● **MATERIAL PROVIDED**
╔══

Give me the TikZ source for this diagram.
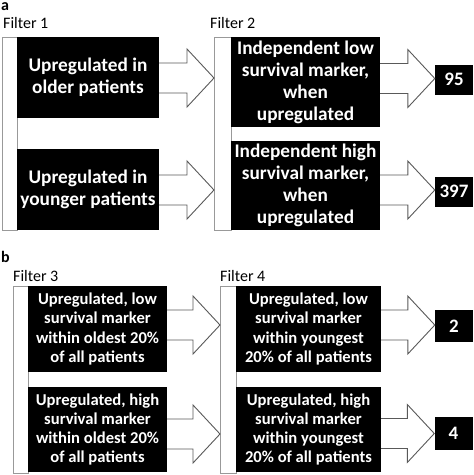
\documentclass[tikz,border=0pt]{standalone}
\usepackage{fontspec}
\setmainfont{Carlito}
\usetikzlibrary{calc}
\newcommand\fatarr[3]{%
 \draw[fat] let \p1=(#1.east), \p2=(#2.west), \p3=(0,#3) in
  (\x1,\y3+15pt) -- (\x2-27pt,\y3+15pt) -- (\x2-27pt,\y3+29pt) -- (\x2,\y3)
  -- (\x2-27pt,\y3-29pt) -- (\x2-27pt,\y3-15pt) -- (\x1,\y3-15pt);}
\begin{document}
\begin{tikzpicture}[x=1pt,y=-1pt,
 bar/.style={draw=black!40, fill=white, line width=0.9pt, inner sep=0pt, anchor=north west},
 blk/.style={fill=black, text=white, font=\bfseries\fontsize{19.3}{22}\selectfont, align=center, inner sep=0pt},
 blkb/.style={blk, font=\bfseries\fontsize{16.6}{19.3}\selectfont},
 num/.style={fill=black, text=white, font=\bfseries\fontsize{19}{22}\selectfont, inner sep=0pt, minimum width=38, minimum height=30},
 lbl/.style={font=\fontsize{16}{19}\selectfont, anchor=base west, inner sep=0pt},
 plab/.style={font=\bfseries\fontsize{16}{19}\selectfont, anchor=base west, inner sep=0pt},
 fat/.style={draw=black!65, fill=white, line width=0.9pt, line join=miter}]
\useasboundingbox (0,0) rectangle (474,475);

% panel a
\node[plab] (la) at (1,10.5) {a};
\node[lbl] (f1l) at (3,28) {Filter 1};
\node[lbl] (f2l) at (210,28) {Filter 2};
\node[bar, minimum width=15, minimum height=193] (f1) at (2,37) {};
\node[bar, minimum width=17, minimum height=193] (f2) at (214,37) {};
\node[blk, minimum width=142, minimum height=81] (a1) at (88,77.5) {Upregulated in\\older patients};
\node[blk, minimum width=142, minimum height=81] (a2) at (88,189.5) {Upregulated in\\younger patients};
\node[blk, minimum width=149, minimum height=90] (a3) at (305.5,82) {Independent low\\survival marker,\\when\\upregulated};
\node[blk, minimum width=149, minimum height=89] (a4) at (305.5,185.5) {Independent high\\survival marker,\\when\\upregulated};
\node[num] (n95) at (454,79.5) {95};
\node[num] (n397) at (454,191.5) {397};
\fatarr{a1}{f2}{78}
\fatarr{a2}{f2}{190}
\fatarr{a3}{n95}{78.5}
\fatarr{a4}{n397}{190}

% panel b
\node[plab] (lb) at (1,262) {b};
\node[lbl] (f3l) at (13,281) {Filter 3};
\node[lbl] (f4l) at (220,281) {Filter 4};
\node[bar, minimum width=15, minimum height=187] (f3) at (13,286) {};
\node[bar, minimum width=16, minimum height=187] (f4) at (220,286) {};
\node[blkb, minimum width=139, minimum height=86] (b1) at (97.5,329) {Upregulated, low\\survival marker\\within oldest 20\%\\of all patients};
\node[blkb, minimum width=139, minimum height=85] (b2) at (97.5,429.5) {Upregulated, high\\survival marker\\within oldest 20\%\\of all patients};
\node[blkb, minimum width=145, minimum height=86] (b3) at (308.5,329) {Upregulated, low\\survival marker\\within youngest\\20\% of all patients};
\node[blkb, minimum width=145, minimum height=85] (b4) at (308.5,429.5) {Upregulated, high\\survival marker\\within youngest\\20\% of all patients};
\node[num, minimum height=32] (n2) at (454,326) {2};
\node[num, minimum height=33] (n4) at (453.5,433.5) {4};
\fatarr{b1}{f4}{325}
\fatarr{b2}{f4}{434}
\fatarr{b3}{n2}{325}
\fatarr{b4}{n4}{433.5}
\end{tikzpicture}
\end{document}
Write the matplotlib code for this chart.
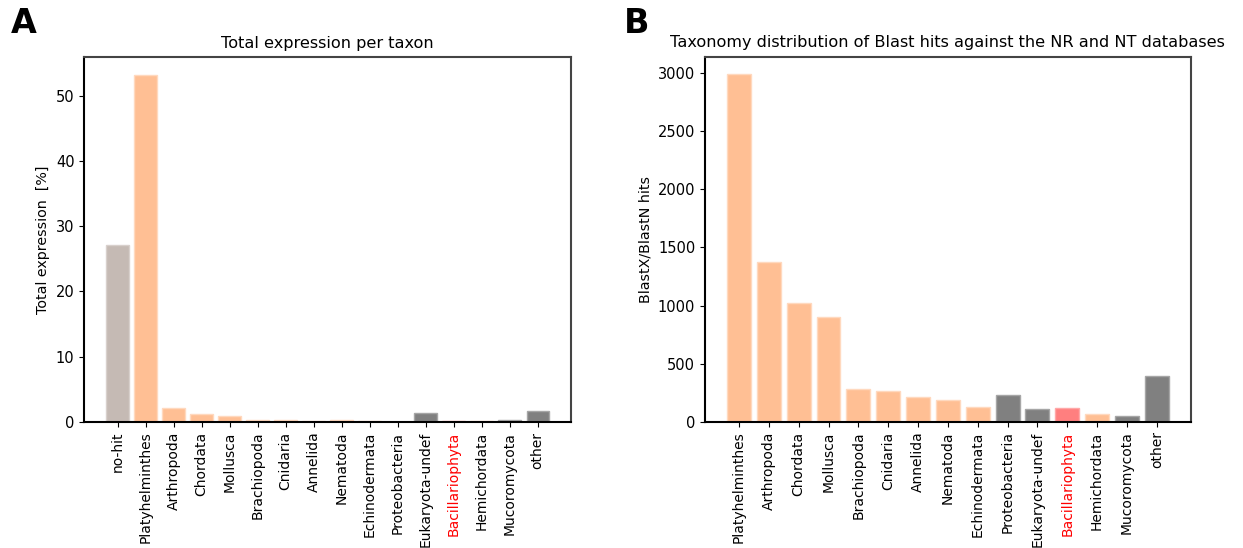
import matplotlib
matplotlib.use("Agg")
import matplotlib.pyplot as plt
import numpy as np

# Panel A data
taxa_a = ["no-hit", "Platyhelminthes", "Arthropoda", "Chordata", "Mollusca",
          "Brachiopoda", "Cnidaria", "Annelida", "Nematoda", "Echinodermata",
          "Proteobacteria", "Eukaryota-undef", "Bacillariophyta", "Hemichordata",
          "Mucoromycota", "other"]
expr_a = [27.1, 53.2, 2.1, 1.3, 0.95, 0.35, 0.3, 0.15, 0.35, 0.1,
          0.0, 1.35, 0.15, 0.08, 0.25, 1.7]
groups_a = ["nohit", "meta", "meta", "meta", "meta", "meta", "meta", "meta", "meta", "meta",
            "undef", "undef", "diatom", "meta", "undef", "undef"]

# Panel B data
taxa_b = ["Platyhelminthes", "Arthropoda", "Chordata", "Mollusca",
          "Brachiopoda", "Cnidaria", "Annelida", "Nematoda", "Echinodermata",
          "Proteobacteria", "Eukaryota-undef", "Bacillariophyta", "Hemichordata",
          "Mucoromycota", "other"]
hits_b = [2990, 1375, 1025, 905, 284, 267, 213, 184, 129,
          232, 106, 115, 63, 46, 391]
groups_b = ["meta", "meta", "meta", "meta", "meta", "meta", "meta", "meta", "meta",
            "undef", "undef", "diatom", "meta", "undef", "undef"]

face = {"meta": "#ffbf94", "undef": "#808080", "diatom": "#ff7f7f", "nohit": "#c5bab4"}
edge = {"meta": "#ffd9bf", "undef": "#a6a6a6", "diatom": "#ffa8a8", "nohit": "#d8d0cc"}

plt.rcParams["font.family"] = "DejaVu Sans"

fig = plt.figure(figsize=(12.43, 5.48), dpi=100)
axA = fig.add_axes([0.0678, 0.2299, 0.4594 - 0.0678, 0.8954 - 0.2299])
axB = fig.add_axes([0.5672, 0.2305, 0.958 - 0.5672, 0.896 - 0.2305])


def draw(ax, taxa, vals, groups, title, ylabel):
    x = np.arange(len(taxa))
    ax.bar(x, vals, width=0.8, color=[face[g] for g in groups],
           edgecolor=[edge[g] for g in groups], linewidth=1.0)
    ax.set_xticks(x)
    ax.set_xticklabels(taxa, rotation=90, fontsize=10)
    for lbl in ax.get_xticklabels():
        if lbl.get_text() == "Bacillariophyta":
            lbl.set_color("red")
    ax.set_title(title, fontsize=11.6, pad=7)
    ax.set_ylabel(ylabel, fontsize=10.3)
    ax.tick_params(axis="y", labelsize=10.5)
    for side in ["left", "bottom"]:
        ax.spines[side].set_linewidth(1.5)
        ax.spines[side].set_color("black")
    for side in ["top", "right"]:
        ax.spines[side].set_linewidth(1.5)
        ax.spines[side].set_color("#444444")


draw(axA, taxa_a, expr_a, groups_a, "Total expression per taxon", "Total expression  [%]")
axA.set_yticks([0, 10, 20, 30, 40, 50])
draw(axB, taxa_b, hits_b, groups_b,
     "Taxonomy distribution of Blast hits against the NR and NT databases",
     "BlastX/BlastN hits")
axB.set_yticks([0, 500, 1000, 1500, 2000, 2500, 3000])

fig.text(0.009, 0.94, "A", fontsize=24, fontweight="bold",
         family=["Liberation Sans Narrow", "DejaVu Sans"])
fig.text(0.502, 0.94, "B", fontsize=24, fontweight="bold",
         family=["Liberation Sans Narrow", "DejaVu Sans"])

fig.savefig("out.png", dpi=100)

╚══

● **INSTRUCTIONS FOR THE TASK**
Quote all the records verbatim, dropping any pictures from your copy.

● **EXERCISE SOLUTION**
Give me the TikZ source for this diagram.
\documentclass[tikz,border=0pt]{standalone}
\usepackage{fontspec}
\setmainfont{Carlito}
\usetikzlibrary{calc}
\newcommand\fatarr[3]{%
 \draw[fat] let \p1=(#1.east), \p2=(#2.west), \p3=(0,#3) in
  (\x1,\y3+15pt) -- (\x2-27pt,\y3+15pt) -- (\x2-27pt,\y3+29pt) -- (\x2,\y3)
  -- (\x2-27pt,\y3-29pt) -- (\x2-27pt,\y3-15pt) -- (\x1,\y3-15pt);}
\begin{document}
\begin{tikzpicture}[x=1pt,y=-1pt,
 bar/.style={draw=black!40, fill=white, line width=0.9pt, inner sep=0pt, anchor=north west},
 blk/.style={fill=black, text=white, font=\bfseries\fontsize{19.3}{22}\selectfont, align=center, inner sep=0pt},
 blkb/.style={blk, font=\bfseries\fontsize{16.6}{19.3}\selectfont},
 num/.style={fill=black, text=white, font=\bfseries\fontsize{19}{22}\selectfont, inner sep=0pt, minimum width=38, minimum height=30},
 lbl/.style={font=\fontsize{16}{19}\selectfont, anchor=base west, inner sep=0pt},
 plab/.style={font=\bfseries\fontsize{16}{19}\selectfont, anchor=base west, inner sep=0pt},
 fat/.style={draw=black!65, fill=white, line width=0.9pt, line join=miter}]
\useasboundingbox (0,0) rectangle (474,475);

% panel a
\node[plab] (la) at (1,10.5) {a};
\node[lbl] (f1l) at (3,28) {Filter 1};
\node[lbl] (f2l) at (210,28) {Filter 2};
\node[bar, minimum width=15, minimum height=193] (f1) at (2,37) {};
\node[bar, minimum width=17, minimum height=193] (f2) at (214,37) {};
\node[blk, minimum width=142, minimum height=81] (a1) at (88,77.5) {Upregulated in\\older patients};
\node[blk, minimum width=142, minimum height=81] (a2) at (88,189.5) {Upregulated in\\younger patients};
\node[blk, minimum width=149, minimum height=90] (a3) at (305.5,82) {Independent low\\survival marker,\\when\\upregulated};
\node[blk, minimum width=149, minimum height=89] (a4) at (305.5,185.5) {Independent high\\survival marker,\\when\\upregulated};
\node[num] (n95) at (454,79.5) {95};
\node[num] (n397) at (454,191.5) {397};
\fatarr{a1}{f2}{78}
\fatarr{a2}{f2}{190}
\fatarr{a3}{n95}{78.5}
\fatarr{a4}{n397}{190}

% panel b
\node[plab] (lb) at (1,262) {b};
\node[lbl] (f3l) at (13,281) {Filter 3};
\node[lbl] (f4l) at (220,281) {Filter 4};
\node[bar, minimum width=15, minimum height=187] (f3) at (13,286) {};
\node[bar, minimum width=16, minimum height=187] (f4) at (220,286) {};
\node[blkb, minimum width=139, minimum height=86] (b1) at (97.5,329) {Upregulated, low\\survival marker\\within oldest 20\%\\of all patients};
\node[blkb, minimum width=139, minimum height=85] (b2) at (97.5,429.5) {Upregulated, high\\survival marker\\within oldest 20\%\\of all patients};
\node[blkb, minimum width=145, minimum height=86] (b3) at (308.5,329) {Upregulated, low\\survival marker\\within youngest\\20\% of all patients};
\node[blkb, minimum width=145, minimum height=85] (b4) at (308.5,429.5) {Upregulated, high\\survival marker\\within youngest\\20\% of all patients};
\node[num, minimum height=32] (n2) at (454,326) {2};
\node[num, minimum height=33] (n4) at (453.5,433.5) {4};
\fatarr{b1}{f4}{325}
\fatarr{b2}{f4}{434}
\fatarr{b3}{n2}{325}
\fatarr{b4}{n4}{433.5}
\end{tikzpicture}
\end{document}
Write the matplotlib code for this chart.
import matplotlib
matplotlib.use("Agg")
import matplotlib.pyplot as plt
import numpy as np

# Panel A data
taxa_a = ["no-hit", "Platyhelminthes", "Arthropoda", "Chordata", "Mollusca",
          "Brachiopoda", "Cnidaria", "Annelida", "Nematoda", "Echinodermata",
          "Proteobacteria", "Eukaryota-undef", "Bacillariophyta", "Hemichordata",
          "Mucoromycota", "other"]
expr_a = [27.1, 53.2, 2.1, 1.3, 0.95, 0.35, 0.3, 0.15, 0.35, 0.1,
          0.0, 1.35, 0.15, 0.08, 0.25, 1.7]
groups_a = ["nohit", "meta", "meta", "meta", "meta", "meta", "meta", "meta", "meta", "meta",
            "undef", "undef", "diatom", "meta", "undef", "undef"]

# Panel B data
taxa_b = ["Platyhelminthes", "Arthropoda", "Chordata", "Mollusca",
          "Brachiopoda", "Cnidaria", "Annelida", "Nematoda", "Echinodermata",
          "Proteobacteria", "Eukaryota-undef", "Bacillariophyta", "Hemichordata",
          "Mucoromycota", "other"]
hits_b = [2990, 1375, 1025, 905, 284, 267, 213, 184, 129,
          232, 106, 115, 63, 46, 391]
groups_b = ["meta", "meta", "meta", "meta", "meta", "meta", "meta", "meta", "meta",
            "undef", "undef", "diatom", "meta", "undef", "undef"]

face = {"meta": "#ffbf94", "undef": "#808080", "diatom": "#ff7f7f", "nohit": "#c5bab4"}
edge = {"meta": "#ffd9bf", "undef": "#a6a6a6", "diatom": "#ffa8a8", "nohit": "#d8d0cc"}

plt.rcParams["font.family"] = "DejaVu Sans"

fig = plt.figure(figsize=(12.43, 5.48), dpi=100)
axA = fig.add_axes([0.0678, 0.2299, 0.4594 - 0.0678, 0.8954 - 0.2299])
axB = fig.add_axes([0.5672, 0.2305, 0.958 - 0.5672, 0.896 - 0.2305])


def draw(ax, taxa, vals, groups, title, ylabel):
    x = np.arange(len(taxa))
    ax.bar(x, vals, width=0.8, color=[face[g] for g in groups],
           edgecolor=[edge[g] for g in groups], linewidth=1.0)
    ax.set_xticks(x)
    ax.set_xticklabels(taxa, rotation=90, fontsize=10)
    for lbl in ax.get_xticklabels():
        if lbl.get_text() == "Bacillariophyta":
            lbl.set_color("red")
    ax.set_title(title, fontsize=11.6, pad=7)
    ax.set_ylabel(ylabel, fontsize=10.3)
    ax.tick_params(axis="y", labelsize=10.5)
    for side in ["left", "bottom"]:
        ax.spines[side].set_linewidth(1.5)
        ax.spines[side].set_color("black")
    for side in ["top", "right"]:
        ax.spines[side].set_linewidth(1.5)
        ax.spines[side].set_color("#444444")


draw(axA, taxa_a, expr_a, groups_a, "Total expression per taxon", "Total expression  [%]")
axA.set_yticks([0, 10, 20, 30, 40, 50])
draw(axB, taxa_b, hits_b, groups_b,
     "Taxonomy distribution of Blast hits against the NR and NT databases",
     "BlastX/BlastN hits")
axB.set_yticks([0, 500, 1000, 1500, 2000, 2500, 3000])

fig.text(0.009, 0.94, "A", fontsize=24, fontweight="bold",
         family=["Liberation Sans Narrow", "DejaVu Sans"])
fig.text(0.502, 0.94, "B", fontsize=24, fontweight="bold",
         family=["Liberation Sans Narrow", "DejaVu Sans"])

fig.savefig("out.png", dpi=100)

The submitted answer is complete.